Mme Archambault, j'ai eu l'immense privilège de voir votre tout nouveau film Gabrielle. J'ai pris votre oeuvre en plein visage, comme une vague que l'on ne voit pas venir, mais qui vous soulève et vous dépose plus loin, sur le rivage.

Je suis la mère de trois enfants dont l'aînée, Marie, âgée de 18 ans, est porteuse d'une trisomie 21.

Marie a changé bien des choses dans ma vie. Elle est venue écheveler mes rêves de perfection, de performance et de réussite! Mais au fil des ans, elle a fait de sa mère, une femme battante, résolument convaincue de l'importance de l'humain, quelle que soit sa condition, sa race ou sa religion.

J'ai découvert dans ce monde de la différence des gens d'une grande humanité, des gens bons et qui ne souhaitent qu'avoir leur place dans une société qui carbure trop souvent à l'argent, au pouvoir et à la fameuse réussite.

Ce que je retrouve auprès de ma fille, je l'ai senti dans votre film. Je vous remercie d'avoir mis des images sur mes peurs, des mots sur mes doutes, des musiques sur mes espoirs. Merci d'avoir donné une voix à des gens qu'on ne voit pas, mais qui prennent tant de place dans ma vie et dans mon coeur. Sans complaisance, vous avez su les mettre dans la lumière afin que mes congénères puissent les voir et les découvrir comme ils sont : talentueux, drôles, vrais, sensibles, uniques...

Je suis d'autant plus reconnaissante que ce film est une formidable sensibilisation à la réalité des personnes qui vivent avec une déficience intellectuelle. Cette mission, je l'ai faite mienne par mon travail quotidien à l'Association du Québec pour l'intégration sociale, qui coordonne notamment la Semaine québécoise de la déficience intellectuelle dont le porte-parole est le très talentueux Vincent-Guillaume Otis (le chef de choeur Rémi dans votre film).

Les mots sont bien peu de choses pour exprimer le parcours d'une vie avec un enfant différent. Votre film est en quelque sorte une porte qui s'ouvre vers le monde des adultes ayant un handicap et illustre puissamment leur « conquête » d'autonomie. D'un passage obligé qui donne le vertige à plusieurs parents, il porte un regard qui nous forcera à sortir de notre zone de confort et de surprotection, pour permettre à nos fils et nos filles de prendre leur envol.

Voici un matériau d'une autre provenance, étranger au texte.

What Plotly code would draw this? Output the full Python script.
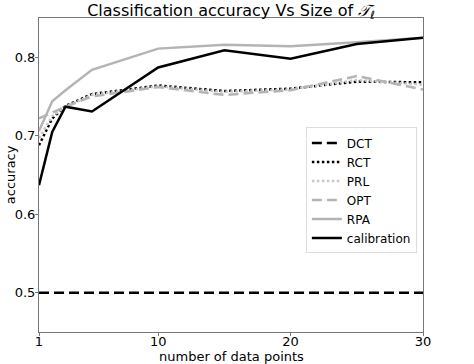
import plotly.graph_objects as go

x_points = [1, 2, 3, 5, 10, 15, 20, 25, 30]
dct = [0.5, 0.5, 0.5, 0.5, 0.5, 0.5, 0.5, 0.5, 0.5]
rct = [0.688, 0.722, 0.738, 0.753, 0.764, 0.757, 0.760, 0.769, 0.768]
prl = [0.697, 0.725, 0.737, 0.752, 0.763, 0.756, 0.759, 0.771, 0.765]
opt = [0.722, 0.730, 0.737, 0.750, 0.762, 0.752, 0.758, 0.776, 0.759]
rpa = [0.706, 0.744, 0.758, 0.784, 0.811, 0.816, 0.814, 0.819, 0.825]
calibration = [0.637, 0.705, 0.737, 0.731, 0.787, 0.809, 0.798, 0.817, 0.825]

series = [
    ("DCT", dct, "black", "10px,5px", 2.5),
    ("RCT", rct, "black", "2.5px,2.5px", 2.5),
    ("PRL", prl, "#c8c8c8", "2.5px,2.5px", 2.5),
    ("OPT", opt, "#b4b4b4", "10px,5px", 2.5),
    ("RPA", rpa, "#b4b4b4", "solid", 2.5),
    ("calibration", calibration, "black", "solid", 2.5),
]

fig = go.Figure()
for name, vals, color, dash, w in series:
    fig.add_trace(go.Scatter(x=x_points, y=vals, mode="lines", name=name,
                             line=dict(color=color, dash=dash, width=w)))

fig.update_layout(
    width=474, height=364,
    margin=dict(l=39, r=51, t=18, b=32, autoexpand=False),
    paper_bgcolor="white", plot_bgcolor="white",
    font=dict(family="DejaVu Sans", color="black", size=13),
    title=dict(text="Classification accuracy Vs Size of <i>𝒯</i><sub>ℓ</sub>",
               x=0.5, xref="paper", xanchor="center", y=0.972, yanchor="middle",
               font=dict(size=16)),
    showlegend=True,
    legend=dict(x=0.984, xanchor="right", y=0.451, yanchor="middle",
                bgcolor="white", bordercolor="#dddddd", borderwidth=1,
                font=dict(size=12), tracegroupgap=0, itemwidth=30),
    xaxis=dict(range=[1, 30], tickvals=[1, 10, 20, 30], showgrid=False, zeroline=False,
               showline=True, linecolor="#777777", linewidth=1, mirror=True,
               ticks="outside", ticklen=3, tickcolor="#777777", automargin=False,
               ticklabelstandoff=-6),
    yaxis=dict(range=[0.45, 0.85], tickvals=[0.5, 0.6, 0.7, 0.8], showgrid=False, zeroline=False,
               showline=True, linecolor="#777777", linewidth=1, mirror=True,
               ticks="outside", ticklen=3, tickcolor="#777777", automargin=False,
               ticklabelstandoff=-3),
    annotations=[
        dict(text="number of data points", xref="paper", yref="paper", x=0.5, y=-0.079,
             xanchor="center", yanchor="middle", showarrow=False, font=dict(size=13)),
        dict(text="accuracy", xref="paper", yref="paper", x=-0.075, y=0.5, textangle=-90,
             xanchor="center", yanchor="middle", showarrow=False, font=dict(size=13)),
    ],
)

fig.write_html("out.html", config={"displayModeBar": False},
               post_script="document.body.style.margin='0';document.body.style.overflow='hidden';")
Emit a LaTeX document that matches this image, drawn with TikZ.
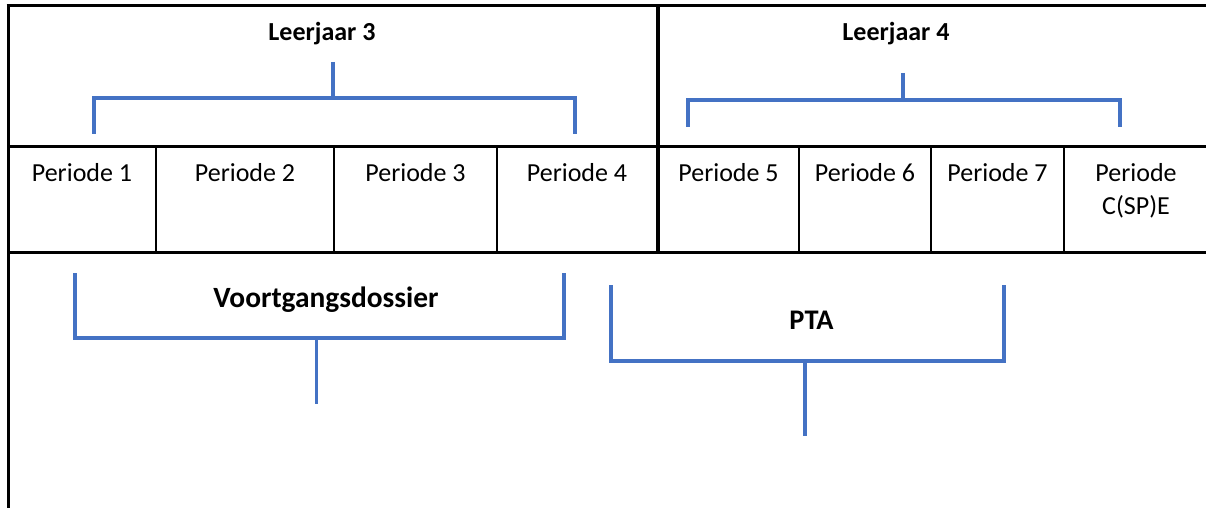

Votre film aura eu l'effet de me permettre de voir l'âge adulte de Marie non plus comme un précipice aux abords angoissants, mais plutôt comme une formidable rampe de lancement vers un monde qui s'ouvre et qu'il lui tarde d'explorer.

Les personnes ayant une déficience intellectuelle sont les révélateurs des personnes qui les côtoient. Ils auront permis de révéler à la face du monde qu'en plus d'être une magnifique cinéaste, vous êtes une prodigieuse humaine.